▸ Exercise objective
From the records below, please print only the lines from the one containing "Write a Python" through the one containing "N_SAMPLES = 786", both included. Skip the pictures.

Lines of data
····················

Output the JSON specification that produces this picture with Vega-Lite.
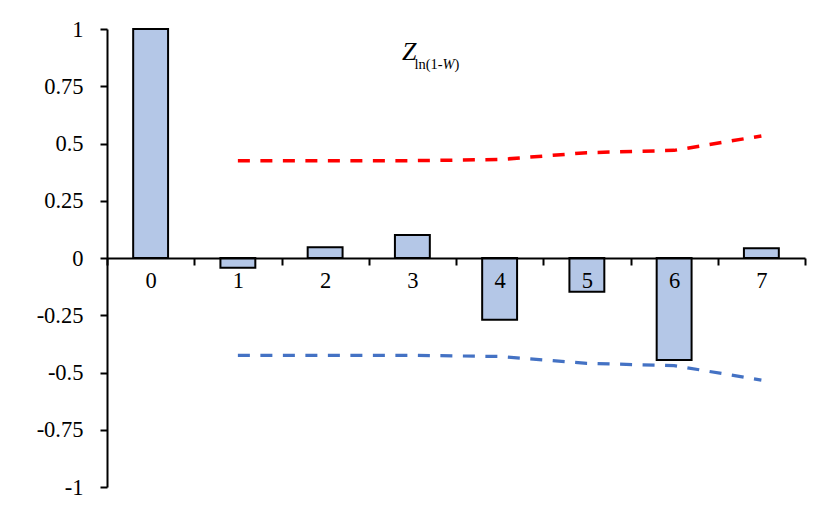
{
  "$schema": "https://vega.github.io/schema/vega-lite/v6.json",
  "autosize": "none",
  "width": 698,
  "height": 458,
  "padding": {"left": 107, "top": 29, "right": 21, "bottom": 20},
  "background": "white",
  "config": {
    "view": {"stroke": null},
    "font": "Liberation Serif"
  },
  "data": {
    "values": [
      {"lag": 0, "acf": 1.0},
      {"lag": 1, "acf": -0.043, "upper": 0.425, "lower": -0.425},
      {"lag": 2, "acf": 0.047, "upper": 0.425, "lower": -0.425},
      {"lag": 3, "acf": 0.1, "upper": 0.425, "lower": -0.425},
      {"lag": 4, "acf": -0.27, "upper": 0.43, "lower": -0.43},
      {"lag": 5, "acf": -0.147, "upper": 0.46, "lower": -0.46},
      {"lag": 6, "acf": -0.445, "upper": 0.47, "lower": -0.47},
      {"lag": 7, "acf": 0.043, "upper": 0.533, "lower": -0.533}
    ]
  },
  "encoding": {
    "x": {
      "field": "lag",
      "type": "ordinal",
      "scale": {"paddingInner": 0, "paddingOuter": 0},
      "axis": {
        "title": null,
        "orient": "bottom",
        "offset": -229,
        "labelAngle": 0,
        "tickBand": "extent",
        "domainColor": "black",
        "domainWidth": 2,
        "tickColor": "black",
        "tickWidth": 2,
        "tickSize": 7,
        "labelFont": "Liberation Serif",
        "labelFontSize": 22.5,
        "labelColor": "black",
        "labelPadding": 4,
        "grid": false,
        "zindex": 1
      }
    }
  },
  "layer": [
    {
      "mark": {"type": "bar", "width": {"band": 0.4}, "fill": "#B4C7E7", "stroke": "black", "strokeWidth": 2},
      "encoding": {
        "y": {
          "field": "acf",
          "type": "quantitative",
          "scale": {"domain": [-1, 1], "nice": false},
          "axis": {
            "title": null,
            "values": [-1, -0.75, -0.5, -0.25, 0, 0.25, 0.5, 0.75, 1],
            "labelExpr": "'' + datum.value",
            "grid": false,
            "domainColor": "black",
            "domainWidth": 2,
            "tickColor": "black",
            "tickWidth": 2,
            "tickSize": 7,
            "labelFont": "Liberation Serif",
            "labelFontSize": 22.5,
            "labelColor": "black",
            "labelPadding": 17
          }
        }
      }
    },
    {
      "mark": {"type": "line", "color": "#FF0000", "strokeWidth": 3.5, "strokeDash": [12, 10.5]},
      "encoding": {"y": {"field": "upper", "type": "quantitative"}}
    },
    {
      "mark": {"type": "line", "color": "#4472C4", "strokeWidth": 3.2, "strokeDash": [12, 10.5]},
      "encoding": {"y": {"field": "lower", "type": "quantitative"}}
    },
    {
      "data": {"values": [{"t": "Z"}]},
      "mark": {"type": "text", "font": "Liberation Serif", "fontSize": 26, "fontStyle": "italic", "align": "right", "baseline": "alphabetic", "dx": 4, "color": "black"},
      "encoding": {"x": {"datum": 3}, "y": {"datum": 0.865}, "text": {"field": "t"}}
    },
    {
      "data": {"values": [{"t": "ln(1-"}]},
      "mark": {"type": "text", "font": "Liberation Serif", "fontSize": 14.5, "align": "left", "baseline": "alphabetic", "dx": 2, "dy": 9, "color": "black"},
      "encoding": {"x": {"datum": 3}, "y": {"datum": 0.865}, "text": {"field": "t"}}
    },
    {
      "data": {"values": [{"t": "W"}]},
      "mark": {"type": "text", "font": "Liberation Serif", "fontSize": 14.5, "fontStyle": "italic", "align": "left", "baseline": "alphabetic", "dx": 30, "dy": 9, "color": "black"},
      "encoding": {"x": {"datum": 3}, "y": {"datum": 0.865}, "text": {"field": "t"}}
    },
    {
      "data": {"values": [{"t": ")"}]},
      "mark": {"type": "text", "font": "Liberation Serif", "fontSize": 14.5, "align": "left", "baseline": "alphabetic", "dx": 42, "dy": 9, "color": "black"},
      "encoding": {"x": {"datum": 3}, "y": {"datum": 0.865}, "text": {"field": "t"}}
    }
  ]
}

····················

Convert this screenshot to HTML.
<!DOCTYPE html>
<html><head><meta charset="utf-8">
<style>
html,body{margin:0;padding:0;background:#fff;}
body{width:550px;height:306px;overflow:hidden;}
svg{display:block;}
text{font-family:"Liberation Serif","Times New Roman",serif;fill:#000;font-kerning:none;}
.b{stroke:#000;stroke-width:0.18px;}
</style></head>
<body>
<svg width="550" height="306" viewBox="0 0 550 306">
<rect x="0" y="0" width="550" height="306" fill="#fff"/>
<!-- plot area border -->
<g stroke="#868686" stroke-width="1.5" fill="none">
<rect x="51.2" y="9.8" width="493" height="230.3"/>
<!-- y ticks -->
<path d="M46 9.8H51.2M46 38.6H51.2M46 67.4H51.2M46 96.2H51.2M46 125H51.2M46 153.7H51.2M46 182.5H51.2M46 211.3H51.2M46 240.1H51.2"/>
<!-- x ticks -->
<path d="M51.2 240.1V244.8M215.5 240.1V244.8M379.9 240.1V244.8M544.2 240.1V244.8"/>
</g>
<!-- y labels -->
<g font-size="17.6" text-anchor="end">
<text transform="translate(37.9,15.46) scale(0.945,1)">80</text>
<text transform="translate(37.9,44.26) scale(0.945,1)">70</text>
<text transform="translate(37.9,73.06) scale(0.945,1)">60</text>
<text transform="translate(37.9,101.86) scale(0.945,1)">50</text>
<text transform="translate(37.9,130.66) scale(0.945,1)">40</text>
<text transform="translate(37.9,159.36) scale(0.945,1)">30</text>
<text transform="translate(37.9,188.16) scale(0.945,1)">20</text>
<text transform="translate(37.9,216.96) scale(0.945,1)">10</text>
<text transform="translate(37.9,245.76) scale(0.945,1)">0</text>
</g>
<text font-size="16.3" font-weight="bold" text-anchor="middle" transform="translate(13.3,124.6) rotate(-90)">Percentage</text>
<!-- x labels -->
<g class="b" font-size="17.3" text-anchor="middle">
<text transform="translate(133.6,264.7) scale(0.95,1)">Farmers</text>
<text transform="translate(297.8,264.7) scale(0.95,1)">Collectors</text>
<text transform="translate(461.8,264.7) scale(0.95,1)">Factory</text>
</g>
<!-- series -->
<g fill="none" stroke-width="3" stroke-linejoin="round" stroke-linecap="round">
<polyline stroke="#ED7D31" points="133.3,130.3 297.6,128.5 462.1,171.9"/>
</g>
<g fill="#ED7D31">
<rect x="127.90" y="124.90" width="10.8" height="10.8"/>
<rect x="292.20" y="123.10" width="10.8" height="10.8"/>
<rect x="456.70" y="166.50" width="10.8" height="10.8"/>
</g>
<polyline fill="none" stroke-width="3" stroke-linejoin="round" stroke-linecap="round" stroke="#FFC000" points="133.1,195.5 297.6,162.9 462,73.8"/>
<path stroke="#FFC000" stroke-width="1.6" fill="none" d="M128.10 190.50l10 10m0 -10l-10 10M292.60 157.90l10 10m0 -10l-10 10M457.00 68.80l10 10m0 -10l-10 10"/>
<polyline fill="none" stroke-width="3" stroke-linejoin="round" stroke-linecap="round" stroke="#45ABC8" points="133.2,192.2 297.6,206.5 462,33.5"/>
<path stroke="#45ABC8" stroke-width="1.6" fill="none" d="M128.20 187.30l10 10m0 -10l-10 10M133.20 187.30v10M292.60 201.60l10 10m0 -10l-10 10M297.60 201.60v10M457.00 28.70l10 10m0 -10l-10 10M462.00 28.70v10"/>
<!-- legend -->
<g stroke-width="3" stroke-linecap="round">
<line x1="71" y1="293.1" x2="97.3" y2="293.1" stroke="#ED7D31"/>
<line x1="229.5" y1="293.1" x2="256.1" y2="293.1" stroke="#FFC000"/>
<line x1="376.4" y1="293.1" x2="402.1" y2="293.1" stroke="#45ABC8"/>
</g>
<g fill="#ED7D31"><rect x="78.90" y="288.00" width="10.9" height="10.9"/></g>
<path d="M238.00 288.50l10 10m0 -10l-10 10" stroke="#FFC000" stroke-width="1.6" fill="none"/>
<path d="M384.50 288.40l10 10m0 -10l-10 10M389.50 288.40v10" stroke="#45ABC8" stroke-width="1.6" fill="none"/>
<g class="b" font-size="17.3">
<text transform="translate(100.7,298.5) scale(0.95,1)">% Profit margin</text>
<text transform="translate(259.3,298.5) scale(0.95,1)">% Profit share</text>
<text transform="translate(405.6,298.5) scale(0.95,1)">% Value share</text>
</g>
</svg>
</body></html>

····················

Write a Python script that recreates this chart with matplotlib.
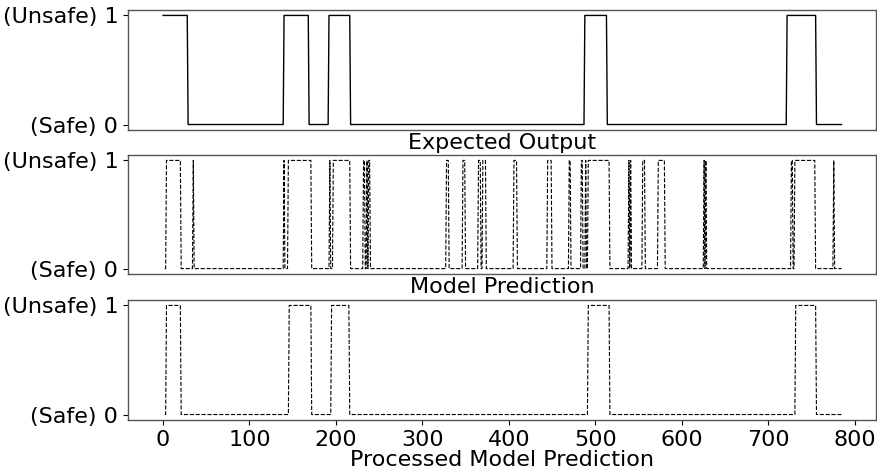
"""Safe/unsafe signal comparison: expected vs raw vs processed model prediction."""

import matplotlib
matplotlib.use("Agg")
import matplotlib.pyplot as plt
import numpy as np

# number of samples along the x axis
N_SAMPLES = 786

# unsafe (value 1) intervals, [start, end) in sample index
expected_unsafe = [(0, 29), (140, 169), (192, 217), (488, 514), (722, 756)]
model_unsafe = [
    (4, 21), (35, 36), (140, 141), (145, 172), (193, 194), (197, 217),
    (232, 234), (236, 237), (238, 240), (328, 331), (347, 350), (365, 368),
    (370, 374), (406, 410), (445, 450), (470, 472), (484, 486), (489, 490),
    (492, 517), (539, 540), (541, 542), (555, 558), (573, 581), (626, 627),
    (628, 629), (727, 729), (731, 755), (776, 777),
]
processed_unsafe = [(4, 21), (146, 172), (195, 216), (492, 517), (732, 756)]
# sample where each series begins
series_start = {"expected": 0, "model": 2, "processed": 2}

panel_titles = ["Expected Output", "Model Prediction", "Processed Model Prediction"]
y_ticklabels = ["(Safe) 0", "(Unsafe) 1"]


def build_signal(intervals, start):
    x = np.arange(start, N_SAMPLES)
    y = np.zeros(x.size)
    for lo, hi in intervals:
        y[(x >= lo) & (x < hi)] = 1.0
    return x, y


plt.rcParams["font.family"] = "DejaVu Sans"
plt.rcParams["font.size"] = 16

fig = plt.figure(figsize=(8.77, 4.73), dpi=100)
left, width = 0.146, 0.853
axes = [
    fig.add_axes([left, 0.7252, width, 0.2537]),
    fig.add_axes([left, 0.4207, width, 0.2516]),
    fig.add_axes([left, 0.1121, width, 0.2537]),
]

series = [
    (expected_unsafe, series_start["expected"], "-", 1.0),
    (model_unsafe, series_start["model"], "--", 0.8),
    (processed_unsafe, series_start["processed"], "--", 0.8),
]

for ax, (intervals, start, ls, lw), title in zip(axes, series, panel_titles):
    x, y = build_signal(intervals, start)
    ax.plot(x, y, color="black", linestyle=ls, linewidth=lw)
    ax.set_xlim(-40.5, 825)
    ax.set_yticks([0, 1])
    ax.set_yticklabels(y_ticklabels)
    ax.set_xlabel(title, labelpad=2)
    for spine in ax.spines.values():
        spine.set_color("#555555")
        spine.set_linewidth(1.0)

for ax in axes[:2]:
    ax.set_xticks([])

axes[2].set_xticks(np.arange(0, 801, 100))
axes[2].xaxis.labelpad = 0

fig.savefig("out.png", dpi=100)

····················

▸ Task answer
Write a Python script that recreates this chart with matplotlib.
"""Safe/unsafe signal comparison: expected vs raw vs processed model prediction."""

import matplotlib
matplotlib.use("Agg")
import matplotlib.pyplot as plt
import numpy as np

# number of samples along the x axis
N_SAMPLES = 786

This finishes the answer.